I’ll Cut a Hole (left) looks onto Cheboiganing Band’s St. Mary’s Cemetery, one of the few remaining locations from the Band’s ancestral village. The cemetery holds the remains of Band members who died between 1885 and 1909. The painting’s title refers to a lyric from the spiritual “Swing Low, Sweet Chariot,” composed by Wallace Willis (born 1828), a formerly enslaved man granted citizenship in the Choctaw Nation after the Civil War (1861–65).

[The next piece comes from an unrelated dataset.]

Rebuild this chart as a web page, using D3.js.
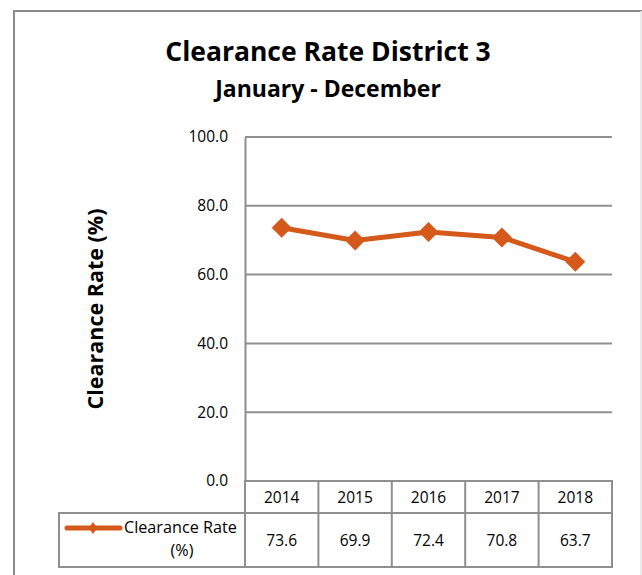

Referring to heaven, the speaker says, “If I get there before you do, I’ll cut a hole and pull you through.” Hovering over the scene of memorial crosses is an Indigenous proverb: “GIVE ME KNOWLEDGE SO I MAY HAVE KINDNESS FOR ALL,” which is also found on the back of a sign in the cemetery.

In Future Cache (right), Carlson portrays a sandy beach along the blue waters of Burt Lake. The scene is based on postcards depicting idyllic views of white beachgoers, but in a reversal of the dispossession of the Cheboiganing Band, the colonizers, indicated only by their crumpled towels, have been erased from the land. This painting thus reclaims the lake from its current use as a commodified site for tourism.

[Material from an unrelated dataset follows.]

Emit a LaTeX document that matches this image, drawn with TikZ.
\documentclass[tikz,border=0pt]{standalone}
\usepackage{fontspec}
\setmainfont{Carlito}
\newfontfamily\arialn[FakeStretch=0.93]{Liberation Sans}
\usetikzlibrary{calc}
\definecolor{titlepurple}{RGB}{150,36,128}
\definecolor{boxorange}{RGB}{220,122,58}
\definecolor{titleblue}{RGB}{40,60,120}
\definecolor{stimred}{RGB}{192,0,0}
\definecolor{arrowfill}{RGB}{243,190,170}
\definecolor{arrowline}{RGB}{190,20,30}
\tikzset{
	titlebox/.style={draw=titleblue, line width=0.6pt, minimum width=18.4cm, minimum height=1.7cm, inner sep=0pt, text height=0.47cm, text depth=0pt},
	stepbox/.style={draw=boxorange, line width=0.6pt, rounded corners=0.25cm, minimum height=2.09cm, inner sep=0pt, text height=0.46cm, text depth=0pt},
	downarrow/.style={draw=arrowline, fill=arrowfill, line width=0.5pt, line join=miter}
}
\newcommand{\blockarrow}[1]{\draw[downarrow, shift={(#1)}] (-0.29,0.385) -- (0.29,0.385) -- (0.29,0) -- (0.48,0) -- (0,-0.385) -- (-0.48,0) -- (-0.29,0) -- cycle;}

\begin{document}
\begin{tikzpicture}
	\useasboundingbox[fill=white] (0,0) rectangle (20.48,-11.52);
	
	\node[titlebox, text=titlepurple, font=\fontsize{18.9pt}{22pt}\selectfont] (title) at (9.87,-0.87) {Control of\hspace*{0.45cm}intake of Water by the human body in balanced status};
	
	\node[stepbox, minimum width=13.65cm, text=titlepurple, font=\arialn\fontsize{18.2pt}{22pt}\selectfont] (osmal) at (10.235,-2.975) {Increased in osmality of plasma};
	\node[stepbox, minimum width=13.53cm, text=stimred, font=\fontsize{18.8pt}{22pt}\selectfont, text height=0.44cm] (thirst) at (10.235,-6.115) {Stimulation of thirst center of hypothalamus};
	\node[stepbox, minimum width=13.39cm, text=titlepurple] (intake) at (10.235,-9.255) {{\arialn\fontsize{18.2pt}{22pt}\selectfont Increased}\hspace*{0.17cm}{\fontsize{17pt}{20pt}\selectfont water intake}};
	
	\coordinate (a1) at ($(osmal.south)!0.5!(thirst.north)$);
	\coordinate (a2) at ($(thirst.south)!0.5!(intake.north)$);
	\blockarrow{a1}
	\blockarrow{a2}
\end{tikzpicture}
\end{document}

Carlson has chosen paper as the support for these paintings because of its long history of being used in treaties and contracts in which colonial settlers employed abstract and confusing language to steal Indigenous lands.

About the Exhibit

Future Cache at the University of Michigan Museum of Art

In Andrea Carlson Future Cache, a 40-foot-tall memorial wall towers over visitors, commemorating the Cheboiganing (Burt Lake) Band of Ottawa and Chippewa Indians who were violently burned from their land in Northern Michigan on October 15, 1900. Written across the walls above and around the memorial, a statement proclaims Anishinaabe rights to the land we stand on: “You are on Anishinaabe Land.”